(What you are asked to do):
Using the listing below, please print exactly the lines from the one with "Write the TikZ code for this diagram." through the one with "angle=360,radius=5] -- (1365.5,451);". Leave out every picture.

(Record set):
* * *

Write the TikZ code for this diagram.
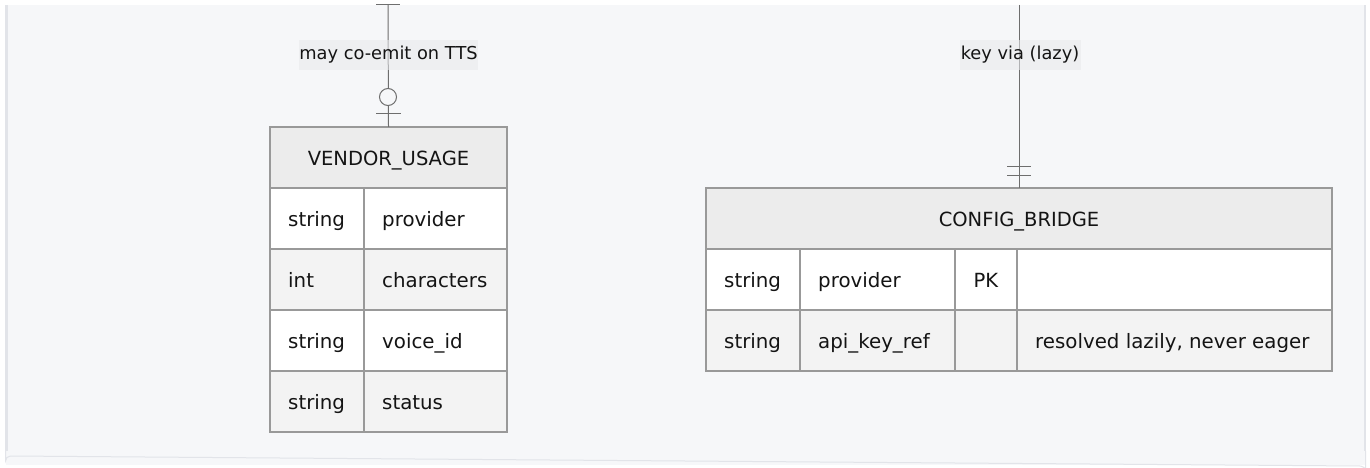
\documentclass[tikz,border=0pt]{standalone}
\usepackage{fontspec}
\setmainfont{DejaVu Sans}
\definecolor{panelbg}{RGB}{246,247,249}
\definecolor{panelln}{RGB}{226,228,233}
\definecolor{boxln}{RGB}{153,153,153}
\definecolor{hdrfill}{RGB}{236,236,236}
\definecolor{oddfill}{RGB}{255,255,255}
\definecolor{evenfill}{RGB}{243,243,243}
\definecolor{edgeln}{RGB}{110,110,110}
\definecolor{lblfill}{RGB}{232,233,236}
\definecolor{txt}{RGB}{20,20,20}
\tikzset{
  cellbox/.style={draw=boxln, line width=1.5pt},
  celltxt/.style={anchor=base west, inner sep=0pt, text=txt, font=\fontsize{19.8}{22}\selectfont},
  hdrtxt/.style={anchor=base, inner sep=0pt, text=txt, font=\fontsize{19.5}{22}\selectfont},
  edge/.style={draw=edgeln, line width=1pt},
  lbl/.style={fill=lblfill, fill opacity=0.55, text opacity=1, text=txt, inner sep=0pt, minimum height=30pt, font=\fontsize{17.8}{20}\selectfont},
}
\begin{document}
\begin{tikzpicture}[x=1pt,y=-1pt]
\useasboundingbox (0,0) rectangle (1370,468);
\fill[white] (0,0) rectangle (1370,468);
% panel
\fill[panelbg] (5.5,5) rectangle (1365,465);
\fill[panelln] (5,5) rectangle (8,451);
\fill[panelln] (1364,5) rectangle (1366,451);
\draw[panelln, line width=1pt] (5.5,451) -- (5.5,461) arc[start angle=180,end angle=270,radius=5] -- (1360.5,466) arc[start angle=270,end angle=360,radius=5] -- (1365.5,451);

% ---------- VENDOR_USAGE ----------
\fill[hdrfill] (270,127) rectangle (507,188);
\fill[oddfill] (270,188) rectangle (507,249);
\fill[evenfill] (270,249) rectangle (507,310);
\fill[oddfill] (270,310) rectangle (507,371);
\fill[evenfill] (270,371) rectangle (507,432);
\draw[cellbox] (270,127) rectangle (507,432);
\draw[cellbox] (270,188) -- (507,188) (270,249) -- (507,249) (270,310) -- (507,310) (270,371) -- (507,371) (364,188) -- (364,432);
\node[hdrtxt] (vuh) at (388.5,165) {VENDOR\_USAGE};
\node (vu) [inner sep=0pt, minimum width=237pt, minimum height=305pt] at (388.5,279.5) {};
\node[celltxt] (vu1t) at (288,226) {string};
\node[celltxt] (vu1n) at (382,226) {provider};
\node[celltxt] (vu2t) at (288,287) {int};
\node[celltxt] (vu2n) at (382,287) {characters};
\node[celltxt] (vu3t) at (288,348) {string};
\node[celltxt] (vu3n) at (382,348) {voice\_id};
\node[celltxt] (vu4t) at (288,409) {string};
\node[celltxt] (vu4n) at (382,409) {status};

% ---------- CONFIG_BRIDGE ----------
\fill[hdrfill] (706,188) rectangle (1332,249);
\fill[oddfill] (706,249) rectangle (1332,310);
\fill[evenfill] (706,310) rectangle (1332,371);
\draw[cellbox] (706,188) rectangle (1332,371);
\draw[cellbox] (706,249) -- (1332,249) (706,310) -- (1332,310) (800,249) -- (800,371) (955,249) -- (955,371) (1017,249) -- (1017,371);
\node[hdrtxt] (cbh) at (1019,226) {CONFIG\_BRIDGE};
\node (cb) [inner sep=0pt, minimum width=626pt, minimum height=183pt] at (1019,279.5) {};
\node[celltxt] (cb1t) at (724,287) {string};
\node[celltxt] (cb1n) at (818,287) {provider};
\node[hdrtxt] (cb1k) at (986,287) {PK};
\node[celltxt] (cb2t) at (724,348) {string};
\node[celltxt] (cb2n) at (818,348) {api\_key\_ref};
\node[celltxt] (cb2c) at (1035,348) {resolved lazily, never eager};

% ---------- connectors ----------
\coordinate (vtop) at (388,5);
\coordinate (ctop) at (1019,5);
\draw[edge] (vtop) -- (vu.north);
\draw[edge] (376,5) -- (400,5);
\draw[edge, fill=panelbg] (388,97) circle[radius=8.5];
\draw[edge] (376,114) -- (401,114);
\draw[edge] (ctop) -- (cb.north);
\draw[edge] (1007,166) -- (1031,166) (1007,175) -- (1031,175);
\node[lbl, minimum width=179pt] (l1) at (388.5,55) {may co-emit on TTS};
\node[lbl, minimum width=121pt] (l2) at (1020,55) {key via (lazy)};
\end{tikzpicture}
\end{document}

* * *

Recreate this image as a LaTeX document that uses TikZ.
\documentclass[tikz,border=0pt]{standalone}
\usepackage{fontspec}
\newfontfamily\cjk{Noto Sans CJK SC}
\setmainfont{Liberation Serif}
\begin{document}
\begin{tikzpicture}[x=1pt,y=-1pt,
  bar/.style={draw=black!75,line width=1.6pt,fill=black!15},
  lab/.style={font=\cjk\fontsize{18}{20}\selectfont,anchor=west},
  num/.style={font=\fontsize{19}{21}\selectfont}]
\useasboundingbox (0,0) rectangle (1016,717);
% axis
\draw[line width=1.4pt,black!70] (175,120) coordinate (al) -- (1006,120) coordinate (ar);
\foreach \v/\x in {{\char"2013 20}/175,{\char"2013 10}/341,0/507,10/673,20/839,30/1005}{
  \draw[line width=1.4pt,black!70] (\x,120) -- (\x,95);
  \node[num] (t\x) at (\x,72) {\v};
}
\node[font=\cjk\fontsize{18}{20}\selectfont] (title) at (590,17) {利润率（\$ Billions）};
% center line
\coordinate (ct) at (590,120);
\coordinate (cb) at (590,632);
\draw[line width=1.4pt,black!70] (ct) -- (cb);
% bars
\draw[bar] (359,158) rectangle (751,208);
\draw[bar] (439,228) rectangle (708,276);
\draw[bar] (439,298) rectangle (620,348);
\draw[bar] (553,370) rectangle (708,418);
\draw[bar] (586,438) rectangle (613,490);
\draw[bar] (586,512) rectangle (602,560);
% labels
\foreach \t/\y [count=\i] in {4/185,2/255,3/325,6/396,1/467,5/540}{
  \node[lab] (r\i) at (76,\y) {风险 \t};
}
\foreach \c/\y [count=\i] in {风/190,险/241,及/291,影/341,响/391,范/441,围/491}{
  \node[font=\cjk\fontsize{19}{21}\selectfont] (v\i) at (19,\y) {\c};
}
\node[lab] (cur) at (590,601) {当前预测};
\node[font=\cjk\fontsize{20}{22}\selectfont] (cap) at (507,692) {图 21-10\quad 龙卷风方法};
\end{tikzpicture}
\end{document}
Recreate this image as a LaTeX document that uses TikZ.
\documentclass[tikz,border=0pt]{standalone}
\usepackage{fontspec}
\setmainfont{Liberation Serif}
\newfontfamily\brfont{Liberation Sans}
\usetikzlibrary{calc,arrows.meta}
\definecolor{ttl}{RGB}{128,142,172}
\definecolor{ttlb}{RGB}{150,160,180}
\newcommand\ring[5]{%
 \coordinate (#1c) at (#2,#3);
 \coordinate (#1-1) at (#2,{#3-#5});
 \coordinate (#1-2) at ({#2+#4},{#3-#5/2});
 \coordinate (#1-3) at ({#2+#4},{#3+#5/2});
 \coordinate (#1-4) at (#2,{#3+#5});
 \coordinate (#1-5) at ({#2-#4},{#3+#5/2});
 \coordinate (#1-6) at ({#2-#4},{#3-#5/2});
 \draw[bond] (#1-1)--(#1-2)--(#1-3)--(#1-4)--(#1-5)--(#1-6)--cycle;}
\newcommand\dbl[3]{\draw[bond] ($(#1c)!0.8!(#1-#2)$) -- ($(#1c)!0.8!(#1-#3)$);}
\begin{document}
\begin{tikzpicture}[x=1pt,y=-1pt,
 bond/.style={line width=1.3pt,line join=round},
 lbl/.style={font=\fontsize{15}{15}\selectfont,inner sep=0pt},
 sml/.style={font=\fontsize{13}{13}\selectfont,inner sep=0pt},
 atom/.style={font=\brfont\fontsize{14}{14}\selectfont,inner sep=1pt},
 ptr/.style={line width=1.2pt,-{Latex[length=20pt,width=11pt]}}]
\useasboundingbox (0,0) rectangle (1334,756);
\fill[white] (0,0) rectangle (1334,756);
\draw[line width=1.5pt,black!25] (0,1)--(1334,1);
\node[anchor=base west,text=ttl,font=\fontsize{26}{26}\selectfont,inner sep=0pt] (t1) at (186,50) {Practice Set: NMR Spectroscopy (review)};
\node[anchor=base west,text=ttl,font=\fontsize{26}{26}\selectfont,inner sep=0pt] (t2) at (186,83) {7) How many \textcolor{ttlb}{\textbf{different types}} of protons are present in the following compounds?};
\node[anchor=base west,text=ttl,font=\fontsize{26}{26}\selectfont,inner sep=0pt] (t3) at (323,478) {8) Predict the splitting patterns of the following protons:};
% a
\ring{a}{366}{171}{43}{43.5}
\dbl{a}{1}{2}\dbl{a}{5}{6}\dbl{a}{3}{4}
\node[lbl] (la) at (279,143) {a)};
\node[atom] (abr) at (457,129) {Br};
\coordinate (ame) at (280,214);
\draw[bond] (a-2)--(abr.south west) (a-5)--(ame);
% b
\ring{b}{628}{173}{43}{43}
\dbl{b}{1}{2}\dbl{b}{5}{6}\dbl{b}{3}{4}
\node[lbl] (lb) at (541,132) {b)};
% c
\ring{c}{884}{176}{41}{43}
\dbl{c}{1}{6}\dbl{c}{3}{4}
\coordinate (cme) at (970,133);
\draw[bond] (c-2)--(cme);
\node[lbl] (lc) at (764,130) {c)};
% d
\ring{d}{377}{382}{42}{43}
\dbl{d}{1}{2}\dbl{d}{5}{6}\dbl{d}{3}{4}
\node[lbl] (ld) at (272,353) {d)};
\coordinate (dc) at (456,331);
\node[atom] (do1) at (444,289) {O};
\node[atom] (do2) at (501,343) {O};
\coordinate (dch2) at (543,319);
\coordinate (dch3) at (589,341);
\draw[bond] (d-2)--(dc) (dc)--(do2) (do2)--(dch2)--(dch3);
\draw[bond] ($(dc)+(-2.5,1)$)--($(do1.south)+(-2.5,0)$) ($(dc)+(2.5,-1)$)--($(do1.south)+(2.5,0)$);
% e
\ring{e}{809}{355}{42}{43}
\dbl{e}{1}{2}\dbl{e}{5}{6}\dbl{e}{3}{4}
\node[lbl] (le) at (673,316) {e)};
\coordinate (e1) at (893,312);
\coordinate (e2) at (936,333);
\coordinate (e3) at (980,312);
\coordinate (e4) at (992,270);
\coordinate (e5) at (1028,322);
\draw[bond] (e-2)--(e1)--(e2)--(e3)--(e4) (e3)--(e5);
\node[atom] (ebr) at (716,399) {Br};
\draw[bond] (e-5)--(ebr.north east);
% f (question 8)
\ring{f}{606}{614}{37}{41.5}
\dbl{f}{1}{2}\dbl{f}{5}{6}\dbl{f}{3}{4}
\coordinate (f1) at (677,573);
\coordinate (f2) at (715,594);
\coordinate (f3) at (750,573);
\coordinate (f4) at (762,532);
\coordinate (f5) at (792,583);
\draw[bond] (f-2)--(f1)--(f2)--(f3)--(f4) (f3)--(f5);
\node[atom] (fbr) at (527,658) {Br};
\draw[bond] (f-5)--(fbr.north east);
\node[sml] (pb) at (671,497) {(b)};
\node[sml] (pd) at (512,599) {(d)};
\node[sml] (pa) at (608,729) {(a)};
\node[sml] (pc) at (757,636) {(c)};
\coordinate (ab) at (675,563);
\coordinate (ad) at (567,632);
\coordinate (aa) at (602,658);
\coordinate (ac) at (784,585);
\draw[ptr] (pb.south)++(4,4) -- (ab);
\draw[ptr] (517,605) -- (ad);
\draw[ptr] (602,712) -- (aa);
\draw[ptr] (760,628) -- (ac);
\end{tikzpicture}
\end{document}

* * *

(Solution for this problem):
Write the TikZ code for this diagram.
\documentclass[tikz,border=0pt]{standalone}
\usepackage{fontspec}
\setmainfont{DejaVu Sans}
\definecolor{panelbg}{RGB}{246,247,249}
\definecolor{panelln}{RGB}{226,228,233}
\definecolor{boxln}{RGB}{153,153,153}
\definecolor{hdrfill}{RGB}{236,236,236}
\definecolor{oddfill}{RGB}{255,255,255}
\definecolor{evenfill}{RGB}{243,243,243}
\definecolor{edgeln}{RGB}{110,110,110}
\definecolor{lblfill}{RGB}{232,233,236}
\definecolor{txt}{RGB}{20,20,20}
\tikzset{
  cellbox/.style={draw=boxln, line width=1.5pt},
  celltxt/.style={anchor=base west, inner sep=0pt, text=txt, font=\fontsize{19.8}{22}\selectfont},
  hdrtxt/.style={anchor=base, inner sep=0pt, text=txt, font=\fontsize{19.5}{22}\selectfont},
  edge/.style={draw=edgeln, line width=1pt},
  lbl/.style={fill=lblfill, fill opacity=0.55, text opacity=1, text=txt, inner sep=0pt, minimum height=30pt, font=\fontsize{17.8}{20}\selectfont},
}
\begin{document}
\begin{tikzpicture}[x=1pt,y=-1pt]
\useasboundingbox (0,0) rectangle (1370,468);
\fill[white] (0,0) rectangle (1370,468);
% panel
\fill[panelbg] (5.5,5) rectangle (1365,465);
\fill[panelln] (5,5) rectangle (8,451);
\fill[panelln] (1364,5) rectangle (1366,451);
\draw[panelln, line width=1pt] (5.5,451) -- (5.5,461) arc[start angle=180,end angle=270,radius=5] -- (1360.5,466) arc[start angle=270,end angle=360,radius=5] -- (1365.5,451);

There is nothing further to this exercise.